■ **SET PROBLEM**
Every line from the start of the entries up to and including the one bearing "plt.rcParams['font.family'] = ['Liberation" must be printed verbatim, without the pictures.

[Records with drawing code]
========

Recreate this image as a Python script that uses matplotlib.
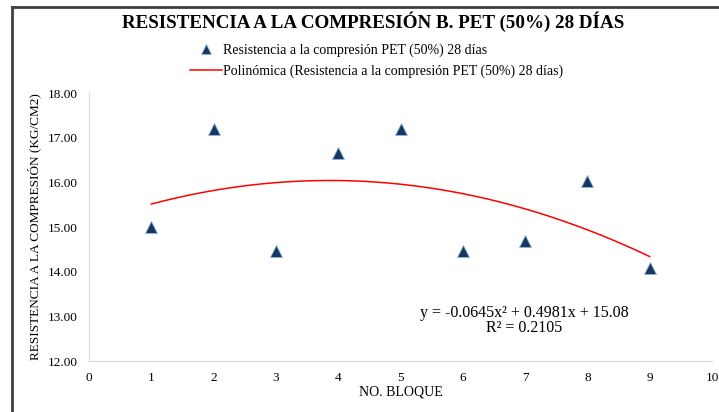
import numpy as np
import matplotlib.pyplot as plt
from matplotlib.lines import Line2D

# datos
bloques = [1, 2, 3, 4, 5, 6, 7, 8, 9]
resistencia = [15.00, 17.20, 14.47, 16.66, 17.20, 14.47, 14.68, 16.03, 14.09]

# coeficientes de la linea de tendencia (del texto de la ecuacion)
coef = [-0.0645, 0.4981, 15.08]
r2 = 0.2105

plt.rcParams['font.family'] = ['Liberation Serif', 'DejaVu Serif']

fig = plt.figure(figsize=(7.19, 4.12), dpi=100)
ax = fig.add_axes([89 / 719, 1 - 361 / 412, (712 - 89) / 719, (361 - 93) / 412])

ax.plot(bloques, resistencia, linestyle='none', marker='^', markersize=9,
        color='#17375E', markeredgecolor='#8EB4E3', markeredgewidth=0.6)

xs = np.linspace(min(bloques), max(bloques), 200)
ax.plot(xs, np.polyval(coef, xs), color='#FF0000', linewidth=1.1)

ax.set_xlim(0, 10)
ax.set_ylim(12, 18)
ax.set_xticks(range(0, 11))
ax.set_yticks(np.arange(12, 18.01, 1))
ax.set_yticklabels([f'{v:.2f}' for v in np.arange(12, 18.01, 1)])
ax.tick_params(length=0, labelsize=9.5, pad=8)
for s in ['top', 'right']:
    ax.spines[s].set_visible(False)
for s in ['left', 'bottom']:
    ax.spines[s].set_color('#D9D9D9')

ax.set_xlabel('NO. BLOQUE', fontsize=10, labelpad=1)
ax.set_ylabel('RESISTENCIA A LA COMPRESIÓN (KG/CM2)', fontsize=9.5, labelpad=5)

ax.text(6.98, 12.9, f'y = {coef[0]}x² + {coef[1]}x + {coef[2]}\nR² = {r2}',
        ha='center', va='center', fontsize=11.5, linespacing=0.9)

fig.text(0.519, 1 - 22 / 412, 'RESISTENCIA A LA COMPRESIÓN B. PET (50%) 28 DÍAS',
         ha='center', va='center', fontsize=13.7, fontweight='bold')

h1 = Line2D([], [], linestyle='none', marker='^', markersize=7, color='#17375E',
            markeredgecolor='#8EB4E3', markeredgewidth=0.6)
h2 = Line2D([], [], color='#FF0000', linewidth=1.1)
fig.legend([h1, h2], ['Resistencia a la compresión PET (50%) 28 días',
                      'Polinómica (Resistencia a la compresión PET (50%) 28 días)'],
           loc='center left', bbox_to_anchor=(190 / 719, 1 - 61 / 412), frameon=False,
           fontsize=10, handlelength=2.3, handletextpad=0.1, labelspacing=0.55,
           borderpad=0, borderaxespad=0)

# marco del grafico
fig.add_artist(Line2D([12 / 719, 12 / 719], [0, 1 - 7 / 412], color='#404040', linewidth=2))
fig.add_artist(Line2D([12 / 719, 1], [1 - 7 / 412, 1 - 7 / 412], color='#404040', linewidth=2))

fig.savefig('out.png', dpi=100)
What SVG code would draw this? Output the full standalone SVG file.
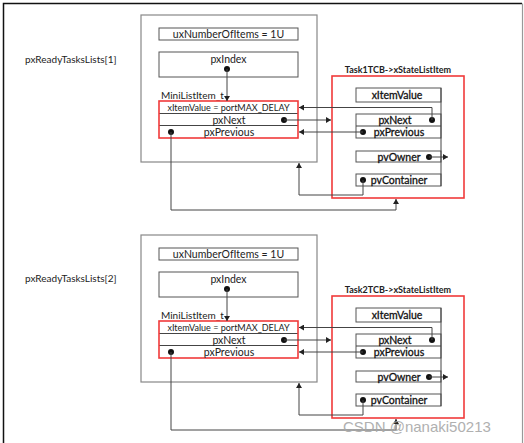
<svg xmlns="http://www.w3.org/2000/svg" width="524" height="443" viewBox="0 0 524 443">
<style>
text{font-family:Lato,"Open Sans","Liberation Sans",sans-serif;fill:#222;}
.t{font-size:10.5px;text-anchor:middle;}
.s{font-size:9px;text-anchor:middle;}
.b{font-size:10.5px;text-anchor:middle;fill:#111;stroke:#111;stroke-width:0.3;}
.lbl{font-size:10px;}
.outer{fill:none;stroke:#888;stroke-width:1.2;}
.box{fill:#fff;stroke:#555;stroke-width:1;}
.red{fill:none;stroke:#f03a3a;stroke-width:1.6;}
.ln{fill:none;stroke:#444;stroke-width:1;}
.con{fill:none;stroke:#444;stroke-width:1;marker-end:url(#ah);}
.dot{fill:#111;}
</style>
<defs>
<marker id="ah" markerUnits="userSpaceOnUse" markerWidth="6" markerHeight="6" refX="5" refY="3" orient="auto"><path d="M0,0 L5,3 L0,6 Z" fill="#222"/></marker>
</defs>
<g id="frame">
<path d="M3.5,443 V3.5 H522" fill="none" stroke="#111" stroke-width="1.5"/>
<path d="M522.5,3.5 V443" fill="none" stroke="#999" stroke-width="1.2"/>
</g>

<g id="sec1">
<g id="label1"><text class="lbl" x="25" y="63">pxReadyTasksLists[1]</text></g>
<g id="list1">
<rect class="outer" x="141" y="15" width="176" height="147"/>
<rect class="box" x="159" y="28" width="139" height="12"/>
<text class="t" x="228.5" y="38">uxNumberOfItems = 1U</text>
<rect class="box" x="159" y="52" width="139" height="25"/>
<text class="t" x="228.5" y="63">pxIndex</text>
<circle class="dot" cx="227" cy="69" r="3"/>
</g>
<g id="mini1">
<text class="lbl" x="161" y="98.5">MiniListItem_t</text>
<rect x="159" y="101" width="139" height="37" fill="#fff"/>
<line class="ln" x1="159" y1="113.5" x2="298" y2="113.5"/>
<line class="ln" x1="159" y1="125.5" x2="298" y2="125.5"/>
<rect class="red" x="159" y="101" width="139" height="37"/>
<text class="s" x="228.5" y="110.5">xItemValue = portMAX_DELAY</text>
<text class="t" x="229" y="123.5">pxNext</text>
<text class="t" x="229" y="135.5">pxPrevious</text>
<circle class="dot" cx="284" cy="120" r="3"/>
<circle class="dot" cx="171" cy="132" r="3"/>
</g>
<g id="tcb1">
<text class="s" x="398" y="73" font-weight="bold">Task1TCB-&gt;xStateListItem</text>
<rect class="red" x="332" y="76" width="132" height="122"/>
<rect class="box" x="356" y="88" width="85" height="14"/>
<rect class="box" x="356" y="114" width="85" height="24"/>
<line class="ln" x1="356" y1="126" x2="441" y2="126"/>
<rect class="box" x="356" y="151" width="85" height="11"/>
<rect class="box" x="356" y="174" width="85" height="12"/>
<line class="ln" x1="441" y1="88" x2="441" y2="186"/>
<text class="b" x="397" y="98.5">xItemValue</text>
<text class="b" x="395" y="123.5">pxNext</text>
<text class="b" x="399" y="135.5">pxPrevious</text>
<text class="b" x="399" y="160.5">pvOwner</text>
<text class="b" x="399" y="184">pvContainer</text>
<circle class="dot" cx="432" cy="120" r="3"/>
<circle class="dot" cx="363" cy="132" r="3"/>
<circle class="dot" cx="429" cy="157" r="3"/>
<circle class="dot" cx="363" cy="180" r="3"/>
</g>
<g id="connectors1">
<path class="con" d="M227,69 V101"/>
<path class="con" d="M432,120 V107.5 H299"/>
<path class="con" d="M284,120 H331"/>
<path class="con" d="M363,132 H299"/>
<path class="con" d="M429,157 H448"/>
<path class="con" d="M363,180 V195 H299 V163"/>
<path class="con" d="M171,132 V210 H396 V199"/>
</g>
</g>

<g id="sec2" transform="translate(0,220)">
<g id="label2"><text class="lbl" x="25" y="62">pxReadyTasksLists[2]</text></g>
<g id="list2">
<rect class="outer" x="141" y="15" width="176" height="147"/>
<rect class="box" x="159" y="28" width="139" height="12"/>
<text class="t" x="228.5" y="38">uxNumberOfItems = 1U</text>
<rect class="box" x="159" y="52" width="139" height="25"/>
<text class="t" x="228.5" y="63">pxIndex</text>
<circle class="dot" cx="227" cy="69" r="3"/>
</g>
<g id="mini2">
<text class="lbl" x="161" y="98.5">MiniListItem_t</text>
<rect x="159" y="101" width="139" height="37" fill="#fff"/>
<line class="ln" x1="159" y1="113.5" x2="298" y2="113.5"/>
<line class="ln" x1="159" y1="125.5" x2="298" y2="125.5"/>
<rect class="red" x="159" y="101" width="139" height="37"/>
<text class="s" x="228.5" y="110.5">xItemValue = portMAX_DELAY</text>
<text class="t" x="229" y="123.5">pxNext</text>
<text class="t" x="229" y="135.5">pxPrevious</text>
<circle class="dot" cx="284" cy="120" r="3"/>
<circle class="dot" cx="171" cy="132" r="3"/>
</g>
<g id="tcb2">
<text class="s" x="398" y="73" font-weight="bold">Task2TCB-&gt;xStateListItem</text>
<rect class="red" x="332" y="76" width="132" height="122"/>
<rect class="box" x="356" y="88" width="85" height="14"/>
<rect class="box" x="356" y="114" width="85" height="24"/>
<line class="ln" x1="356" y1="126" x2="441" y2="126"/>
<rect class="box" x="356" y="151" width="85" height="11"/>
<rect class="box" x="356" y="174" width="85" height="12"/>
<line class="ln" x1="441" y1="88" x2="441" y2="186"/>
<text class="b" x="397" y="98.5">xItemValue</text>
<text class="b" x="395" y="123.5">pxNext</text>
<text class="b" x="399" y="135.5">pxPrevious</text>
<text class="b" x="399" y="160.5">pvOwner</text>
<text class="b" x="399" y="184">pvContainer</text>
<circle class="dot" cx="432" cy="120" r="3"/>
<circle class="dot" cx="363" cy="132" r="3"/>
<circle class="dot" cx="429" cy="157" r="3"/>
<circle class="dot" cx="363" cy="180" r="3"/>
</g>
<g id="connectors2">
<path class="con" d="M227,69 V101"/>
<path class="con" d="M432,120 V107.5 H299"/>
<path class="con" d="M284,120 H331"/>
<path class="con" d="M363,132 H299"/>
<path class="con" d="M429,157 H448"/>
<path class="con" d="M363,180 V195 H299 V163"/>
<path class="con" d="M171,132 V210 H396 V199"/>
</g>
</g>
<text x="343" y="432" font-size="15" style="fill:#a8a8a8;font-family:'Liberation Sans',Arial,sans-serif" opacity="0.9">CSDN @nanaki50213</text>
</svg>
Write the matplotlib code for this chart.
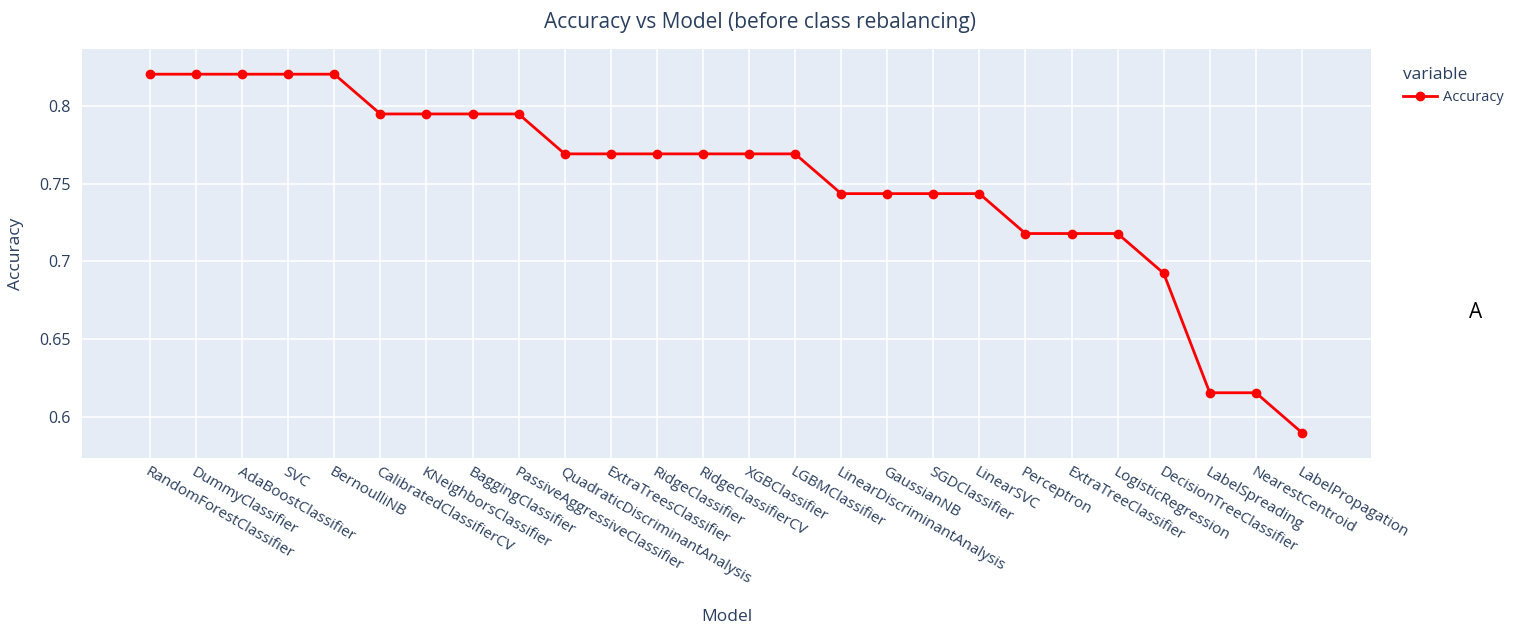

========

■ **SOLUTION FOR THIS EXERCISE**
Recreate this image as a Python script that uses matplotlib.
import numpy as np
import matplotlib.pyplot as plt
from matplotlib.lines import Line2D

# datos
bloques = [1, 2, 3, 4, 5, 6, 7, 8, 9]
resistencia = [15.00, 17.20, 14.47, 16.66, 17.20, 14.47, 14.68, 16.03, 14.09]

# coeficientes de la linea de tendencia (del texto de la ecuacion)
coef = [-0.0645, 0.4981, 15.08]
r2 = 0.2105

plt.rcParams['font.family'] = ['Liberation Serif', 'DejaVu Serif']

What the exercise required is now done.